START EXERCISE DATA
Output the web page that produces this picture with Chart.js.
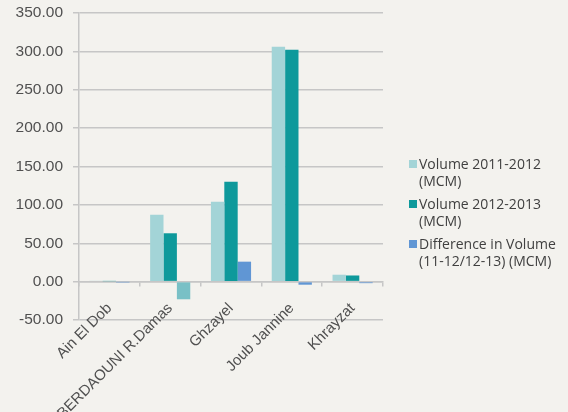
<!DOCTYPE html>
<html>
<head>
<meta charset="utf-8">
<script src="https://cdn.jsdelivr.net/npm/chart.js@4/dist/chart.umd.min.js"></script>
<style>
  html, body { margin: 0; padding: 0; background: #f3f2ee; }
  #wrap { position: relative; width: 568px; height: 412px; }
  #legend { position: absolute; left: 409px; top: 155px; font-family: "Open Sans", sans-serif; font-size: 14px; line-height: 17px; color: #404040; }
  .item { position: relative; padding-left: 10px; margin-bottom: 6px; }
  .sw { position: absolute; left: 0; top: 5px; width: 8px; height: 8px; }
</style>
</head>
<body>
<div id="wrap">
  <canvas id="c" width="568" height="412"></canvas>
  <div id="legend"></div>
</div>
<script>
const categories = ["Ain El Dob", "BERDAOUNI R.Damas", "Ghzayel", "Joub Jannine", "Khrayzat"];
const seriesNames = ["Volume 2011-2012\n(MCM)", "Volume 2012-2013\n(MCM)", "Difference in Volume\n(11-12/12-13) (MCM)"];
const vol2011 = [0.8, 87, 104, 306, 9];
const vol2012 = [0.6, 63, 130, 302, 8];
const diffVol = [-0.3, -23, 26, -4, -2];
const yTicks = [-50, 0, 50, 100, 150, 200, 250, 300, 350];

const colors = ["#a3d4d7", "#0e999b", "#6096d4"];
const diffColors = diffVol.map((v, i) => i === 1 ? "#79c0c6" : colors[2]);
const FONT = "'Liberation Sans', Arial, sans-serif";

const chart = new Chart(document.getElementById("c"), {
  type: "bar",
  data: {
    labels: categories,
    datasets: [
      { label: seriesNames[0], data: vol2011, backgroundColor: colors[0] },
      { label: seriesNames[1], data: vol2012, backgroundColor: colors[1] },
      { label: seriesNames[2], data: diffVol, backgroundColor: diffColors }
    ]
  },
  options: {
    responsive: false,
    animation: false,
    devicePixelRatio: 1,
    layout: { padding: { left: 14, right: 185, top: 13, bottom: 92 } },
    plugins: { legend: { display: false }, tooltip: { enabled: false } },
    datasets: { bar: { categoryPercentage: 0.66, barPercentage: 1.0 } },
    scales: {
      y: {
        min: -50, max: 350,
        afterBuildTicks: (s) => { s.ticks = yTicks.map(v => ({ value: v })); },
        afterFit: (s) => { s.width = 65; s.paddingTop = 0; s.paddingBottom = 0; },
        ticks: {
          callback: (v) => Number(v).toFixed(2),
          font: { family: FONT, size: 15.5 },
          color: "#505050",
          padding: 10
        },
        grid: { color: "#c6c6c6", lineWidth: 1.5, tickLength: 6 },
        border: { display: true, color: "#c6c6c6", width: 1.5 }
      },
      x: {
        position: { y: 0 },
        offset: true,
        ticks: {
          minRotation: 45, maxRotation: 45,
          font: { family: FONT, size: 15 },
          color: "#505050",
          padding: 14
        },
        grid: { display: true, drawOnChartArea: false, drawTicks: true, tickLength: 4, color: "#c6c6c6", lineWidth: 1.5, offset: true },
        border: { display: true, color: "#c6c6c6", width: 1.5 }
      }
    }
  }
});

const legend = document.getElementById("legend");
seriesNames.forEach((name, i) => {
  const d = document.createElement("div");
  d.className = "item";
  const sw = document.createElement("span");
  sw.className = "sw";
  sw.style.background = colors[i];
  d.appendChild(sw);
  name.split("\n").forEach((line, j) => {
    if (j) d.appendChild(document.createElement("br"));
    d.appendChild(document.createTextNode(line));
  });
  legend.appendChild(d);
});
</script>
</body>
</html>
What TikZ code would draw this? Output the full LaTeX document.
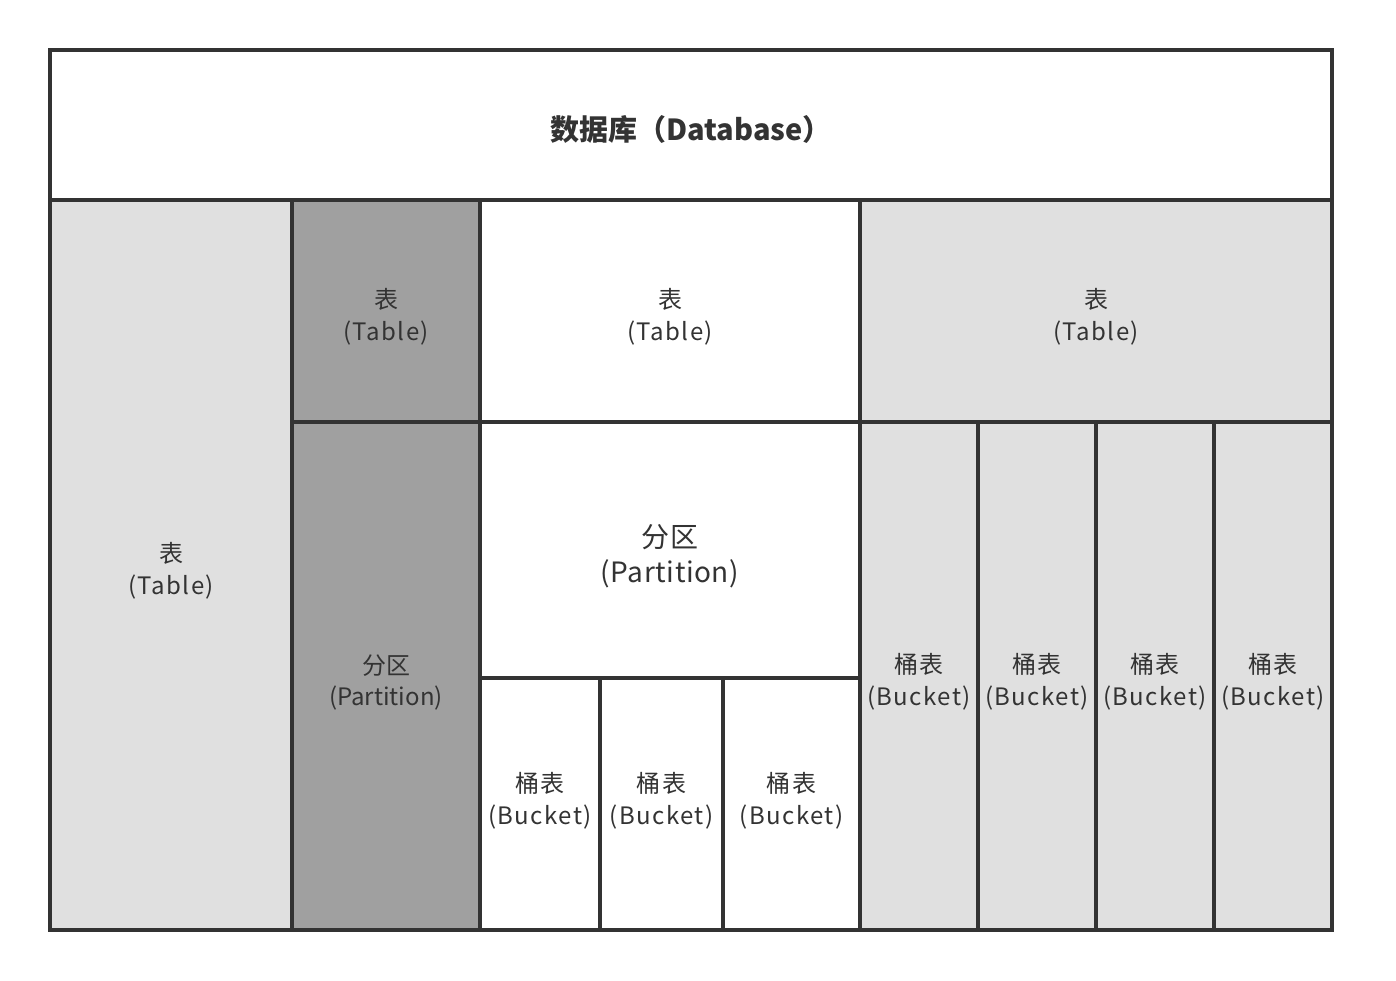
END EXERCISE DATA
* [STATED GOAL]:
Copy out every line from the data above that has "Output" in it.

* [SOLUTION]:
Output the web page that produces this picture with Chart.js.
What TikZ code would draw this? Output the full LaTeX document.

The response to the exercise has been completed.